I agree. Maybe we can return an error when the command is ambiguous and have explicit flag --random or --actor rather than relying on the default behaviour.
We should document this / add a Rubocop cop / something.
Could we have a cop to catch cases where the flag is scoped to the instance?
There are legitimate cases where the flag is only used once or a 'percentage of time' rollout is not used, but this could call attention to the danger of this approach when paired with '% of time rollout' and the developer and reviewer could examine whether using a scope other than instance is possible/desired and ignore the rubocop rule if it's a legitimate case.
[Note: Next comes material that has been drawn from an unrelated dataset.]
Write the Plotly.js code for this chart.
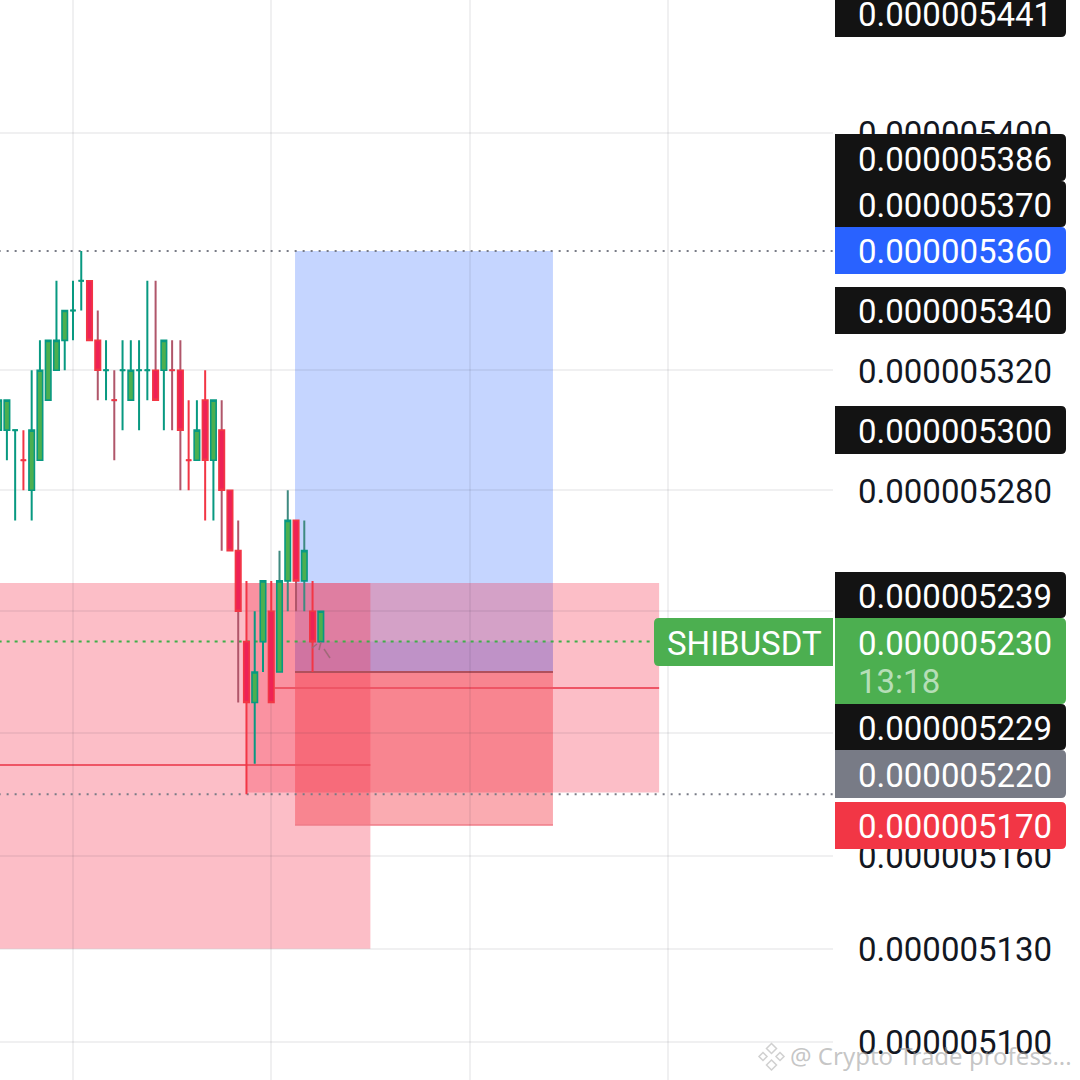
<!DOCTYPE html>
<html><head><meta charset="utf-8">
<script src="https://cdn.plot.ly/plotly-3.0.1.min.js"></script>
<style>html,body{margin:0;padding:0;background:#fff}#c{width:1080px;height:1080px}</style>
</head><body><div id="c"></div>
<script>
// prices are in billionths (1e-9 USDT)
const barIndex=[-1,0,1,2,3,4,5,6,7,8,9,10,11,12,13,14,15,16,17,18,19,20,21,22,23,24,25,26,27,28,29,30,31,32,33,34,35,36,37,38];
const openP =[5300,5300,5300,5290,5280,5290,5310,5320,5330,5340,5350,5350,5330,5320,5310,5320,5310,5320,5320,5320,5320,5320,5320,5290,5290,5310,5290,5300,5280,5260,5230,5210,5230,5240,5220,5250,5270,5250,5240,5230];
const highP =[5310,5310,5300,5300,5320,5330,5330,5350,5340,5350,5360,5350,5340,5330,5320,5330,5330,5330,5350,5350,5330,5330,5330,5310,5310,5320,5310,5310,5280,5270,5250,5240,5250,5250,5260,5280,5270,5270,5250,5240];
const lowP  =[5300,5290,5270,5280,5270,5290,5310,5320,5320,5330,5340,5330,5310,5310,5290,5300,5310,5300,5310,5310,5300,5300,5280,5280,5290,5270,5270,5260,5260,5210,5180,5190,5220,5210,5220,5240,5240,5240,5220,5230];
const closeP=[5310,5310,5300,5290,5300,5320,5330,5330,5340,5340,5350,5330,5320,5320,5310,5320,5320,5320,5320,5310,5330,5320,5300,5290,5300,5290,5310,5280,5260,5240,5210,5220,5250,5210,5250,5270,5250,5260,5230,5240];
const isUp  =[1,1,1,0,1,1,1,1,1,1,1,0,0,1,0,1,1,1,1,0,1,0,0,0,1,0,1,0,0,0,0,1,1,0,1,1,0,1,0,1];
const mutedWickBars=[11,13,18,20,21,26,28,33,34,35,36];

const gridBars=[8,32,56,80];
const tickPrices=[5400,5320,5280,5240,5200,5160,5130,5100];
const tickLabels=["0.000005400","0.000005320","0.000005280","0.000005240","0.000005200","0.000005160","0.000005130","0.000005100"];

const tagTexts=["0.000005441","0.000005386","0.000005370","0.000005360","0.000005340","0.000005300","0.000005239","0.000005230","0.000005229","0.000005220","0.000005170"];
const tagTextPx=[15,159,205,251,311,431,596,643,728,775,826];
const tagTopPx=[-10,134,181,227,287,406,572,618,704,750,802];
const tagBottomPx=[37,181,227,274,334,454,618,704,750,798,849];
const tagColors=["#131313","#131313","#131313","#2962ff","#131313","#131313","#131313","#4caf50","#131313","#787b86","#f23645"];

const W=1080,H=1080,PW=833;
const px=v=>v/PW, py=v=>1-v/H;
const isMuted=i=>mutedWickBars.includes(barIndex[i]);

// wicks are one layer at 2px, bodies sit on top at a thinner border
function wickLayer(flag,muted,color){
  const k=barIndex.map((b,i)=>i).filter(i=>isUp[i]===flag&&isMuted(i)===muted);
  const s={line:{color,width:2},fillcolor:color};
  return {type:'candlestick',increasing:s,decreasing:s,whiskerwidth:0,hoverinfo:'skip',showlegend:false,
    x:k.map(i=>barIndex[i]),open:k.map(i=>(openP[i]+closeP[i])/2),close:k.map(i=>(openP[i]+closeP[i])/2),high:k.map(i=>highP[i]),low:k.map(i=>lowP[i])};
}
function bodyLayer(flag,line,fill){
  const k=barIndex.map((b,i)=>i).filter(i=>isUp[i]===flag);
  const s={line:{color:line,width:1.6},fillcolor:fill};
  return {type:'candlestick',increasing:s,decreasing:s,whiskerwidth:0,hoverinfo:'skip',showlegend:false,
    x:k.map(i=>barIndex[i]),open:k.map(i=>openP[i]),close:k.map(i=>closeP[i]),
    high:k.map(i=>Math.max(openP[i],closeP[i])),low:k.map(i=>Math.min(openP[i],closeP[i]))};
}
const traces=[wickLayer(1,false,'#089981'),wickLayer(1,true,'#3f8a80'),wickLayer(0,false,'#f23645'),wickLayer(0,true,'#b0566a'),
  bodyLayer(1,'#089981','#4caf50'),bodyLayer(0,'#f23645','#ee2255')];

function tagPath(x0,x1,y0,y1,rl,rr){
  const P=(a,b)=>px(a)+','+py(b);
  return 'M'+P(x0+rl,y0)+'L'+P(x1-rr,y0)+'Q'+P(x1,y0)+' '+P(x1,y0+rr)+'L'+P(x1,y1-rr)+'Q'+P(x1,y1)+' '+P(x1-rr,y1)+
    'L'+P(x0+rl,y1)+'Q'+P(x0,y1)+' '+P(x0,y1-rl)+'L'+P(x0,y0+rl)+'Q'+P(x0,y0)+' '+P(x0+rl,y0)+'Z';
}
function zone(x0,x1,y0,y1,color){
  return {type:'rect',xref:'x',yref:'y',x0,x1,y0,y1,fillcolor:color,line:{width:0},layer:'below'};
}
function hline(x0,x1,y,color,dash,w){
  return {type:'line',xref:'x',yref:'y',x0,x1,y0:y,y1:y,line:{color,width:w||1.5,dash:dash||'solid'},layer:'below'};
}
const pinkFill='rgba(247,54,80,0.32)',blueFill='rgba(41,98,255,0.27)',redFill='rgba(242,54,69,0.42)';
const shapes=[
  zone(34.88,66.1,5220,5360,blueFill),
  zone(34.88,66.1,5220,5230,'rgba(41,98,255,0.2)'),
  zone(-1,44,5130,5249.3,pinkFill),
  zone(29.07,78.95,5180.6,5249.3,pinkFill),
  zone(34.88,66.1,5170,5220,redFill),
  hline(-1,100,5360,'#787b86','2px 6px',2),
  hline(-1,100,5180,'#787b86','2px 6px',2),
  hline(-1,78.3,5230,'#3fae49','3px 5px',2),
  hline(34.88,66.1,5220,'#b0505c','solid',2),
  hline(32.4,78.95,5214.8,'#ee5565','solid',2),
  hline(-1,44,5189.6,'#ee5565','solid',2),
  hline(34.88,66.1,5170,'#ef7c88','solid',1.5),
];
// small dashed arrow next to the last bar
[[312,648,317,644],[321,642,319,650],[324,649,330,658]].forEach(a=>shapes.push({type:'line',xref:'paper',yref:'paper',x0:px(a[0]),y0:py(a[1]),x1:px(a[2]),y1:py(a[3]),line:{color:'#a06a78',width:1.5}}));

tagTexts.forEach((t,i)=>shapes.push({type:'path',xref:'paper',yref:'paper',path:tagPath(835,1066,tagTopPx[i],tagBottomPx[i],0,5),fillcolor:tagColors[i],line:{width:0}}));
shapes.push({type:'path',xref:'paper',yref:'paper',path:tagPath(654,833,618,666,5,0),fillcolor:'#4caf50',line:{width:0}});

// watermark logo
const wm='rgba(170,170,170,0.55)';
[[771.5,1048.5,5],[763,1056.5,4],[780,1056.5,4],[771.5,1065,5]].forEach(d=>{
  shapes.push({type:'path',xref:'paper',yref:'paper',path:'M'+px(d[0])+','+py(d[1]-d[2])+'L'+px(d[0]+d[2])+','+py(d[1])+'L'+px(d[0])+','+py(d[1]+d[2])+'L'+px(d[0]-d[2])+','+py(d[1])+'Z',fillcolor:'rgba(255,255,255,0.6)',line:{color:wm,width:1.5}});
});

const ann=(x,y,text,size,color,family,anchor)=>({xref:'paper',yref:'paper',x:px(x),y:py(y),text,showarrow:false,xanchor:anchor||'left',yanchor:'middle',font:{family:family||'Roboto',size,color}});
const annotations=tagTexts.map((t,i)=>ann(856,tagTextPx[i],t,33,'#ffffff'));
annotations.push(ann(856,681,'13:18',33,'rgba(255,255,255,0.6)'));
annotations.push(ann(665,643,'SHIBUSDT',33,'#ffffff'));
annotations.push(ann(788,1055,'@ Crypto Trade profess...',24,'rgba(160,160,160,0.6)','Noto Sans'));

Plotly.newPlot('c',traces,{
  width:W,height:H,margin:{l:0,r:W-PW,t:0,b:0,pad:0},paper_bgcolor:'#fff',plot_bgcolor:'#fff',showlegend:false,boxgap:0.05,boxmode:'overlay',
  xaxis:{type:'linear',range:[-0.835,100],tickmode:'array',tickvals:gridBars,ticktext:gridBars.map(()=>''),showgrid:true,gridcolor:'rgba(42,46,57,0.07)',gridwidth:2,zeroline:false,showline:false,ticks:'',rangeslider:{visible:false},fixedrange:true},
  yaxis:{type:'log',side:'right',range:[Math.log10(5087.8),Math.log10(5445.3)],tickmode:'array',tickvals:tickPrices,ticktext:tickLabels,showgrid:true,gridcolor:'rgba(42,46,57,0.07)',gridwidth:2,zeroline:false,showline:false,ticks:'',ticklabelstandoff:24,ticklabelshift:1,tickfont:{family:'Roboto',size:33,color:'#131722'},fixedrange:true,autorange:false},
  shapes,annotations
},{staticPlot:true,displayModeBar:false});
</script></body></html>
This could be in addition to the current proposal, with the advantage that it gets the developer thinking about this potential issue earlier before the relevant code is merged to master.
This allows you to ensure that for a given customer, you can always ensure they get the same flag variant, regardless of how the state of the customer may change.
This can handle providing consistent flag variations in various situations regardless of the different scenarios - e.g., even if a user goes from a non-logged-in guest state to a logged-in known-user state.
I would propose we take a step back and look at the problem holistically from that perspective, rather than getting stuck within the limitations of our current framework+Flipper and what it provides (or doesn't).